Overview of EV infrastructure creation (Fig.4)
Expectations of MHI
Placing our hopes on MHI for the realization of clean communities
Mr. Jaime Briales Guerrero
Director of the Municipal
Málaga City Council,
I represent the city of Málaga in the role of coordinator supporting a demonstration project for next-generation transport infrastructures.
As a leading Japanese industrial company, MHI is deeply involved in promotion activities for this project. One of the primary targets of this project is to reduce CO2 emissions in Málaga by 20% by 2020. To achieve this, while building an energy-effective system that utilizes electric vehicles, MHI has proposed a comprehensive solution for clean transportation in the city.
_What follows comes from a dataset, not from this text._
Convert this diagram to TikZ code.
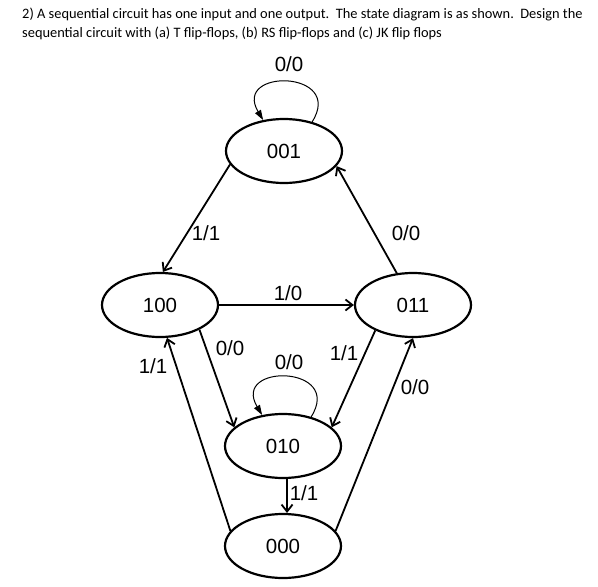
\documentclass[tikz,border=0pt]{standalone}
\usepackage{fontspec}
\setmainfont{Liberation Sans}
\newfontfamily\arialf{Liberation Sans}
\newfontfamily\calibri{Carlito}
\usetikzlibrary{shapes.geometric,arrows.meta}
\begin{document}
\begin{tikzpicture}[x=1pt,y=1pt,
  state/.style={ellipse, draw, line width=2.2pt, minimum width=116pt, minimum height=64pt, inner sep=0pt, font=\arialf\fontsize{20.5}{24}\selectfont},
  arr/.style={line width=1.8pt, -{Straight Barb[length=7pt,width=11pt]}},
  selfloop/.style={line width=1pt, -{Triangle[length=10pt,width=6.5pt]}},
  lab/.style={font=\arialf\fontsize{20.5}{24}\selectfont, inner sep=0pt},
  hdr/.style={font=\calibri\fontsize{14.4}{19}\selectfont, inner sep=0pt, anchor=base west}]
\useasboundingbox (0,0) rectangle (598,-587);
\node[hdr] (h1) at (22,-18) {2) A sequential circuit has one input and one output.\ \ The state diagram is as shown.\ \ Design the};
\node[hdr] (h2) at (22,-37) {sequential circuit with (a) T flip-flops, (b) RS flip-flops and (c) JK flip flops};

\node[state] (s001) at (284,-151) {001};
\node[state] (s100) at (160,-305) {100};
\node[state] (s011) at (413,-305) {011};
\node[state] (s010) at (283,-446) {010};
\node[state] (s000) at (283,-546) {000};

\draw[selfloop] (s001.46) .. controls +(33,52) and +(-31,52) .. (s001.124);
\draw[selfloop] (s010.46) .. controls +(33,52) and +(-31,52) .. (s010.124);

\draw[arr] (s001.194) -- (s100.85);
\draw[arr] (s011.117) -- (s001.344);
\draw[arr] (s100.east) -- (s011.west);
\draw[arr] (s100.328) -- (s010.159);
\draw[arr] (s011.214) -- (s010.21);
\draw[arr] (s000.164) -- (s100.282);
\draw[arr] (s000.16) -- (s011.270);
\draw[arr] (s010.277) -- (s000.83);

\node[lab] (l1) at (289,-64) {0/0};
\node[lab] (l2) at (206,-233) {1/1};
\node[lab] (l3) at (406,-233) {0/0};
\node[lab] (l4) at (288,-293) {1/0};
\node[lab] (l5) at (230,-348) {0/0};
\node[lab] (l6) at (289,-362) {0/0};
\node[lab] (l7) at (344,-353) {1/1};
\node[lab] (l8) at (153,-366) {1/1};
\node[lab] (l9) at (415,-387) {0/0};
\node[lab] (l10) at (304,-493) {1/1};
\end{tikzpicture}
\end{document}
This project is a key way for our city to foster an eco-friendly society, and we hope MHI will direct the project and continue to provide support even after the project completion in 2015.
MHI plans to extend the sophisticated system employed in this project throughout the world to contribute to the realization of clean local communities not only in Spain but also in many other countries. In the future, we hope that MHI will continue to cooperate with us as well as to play an active part as the leader in this new field to make expansive social contributions.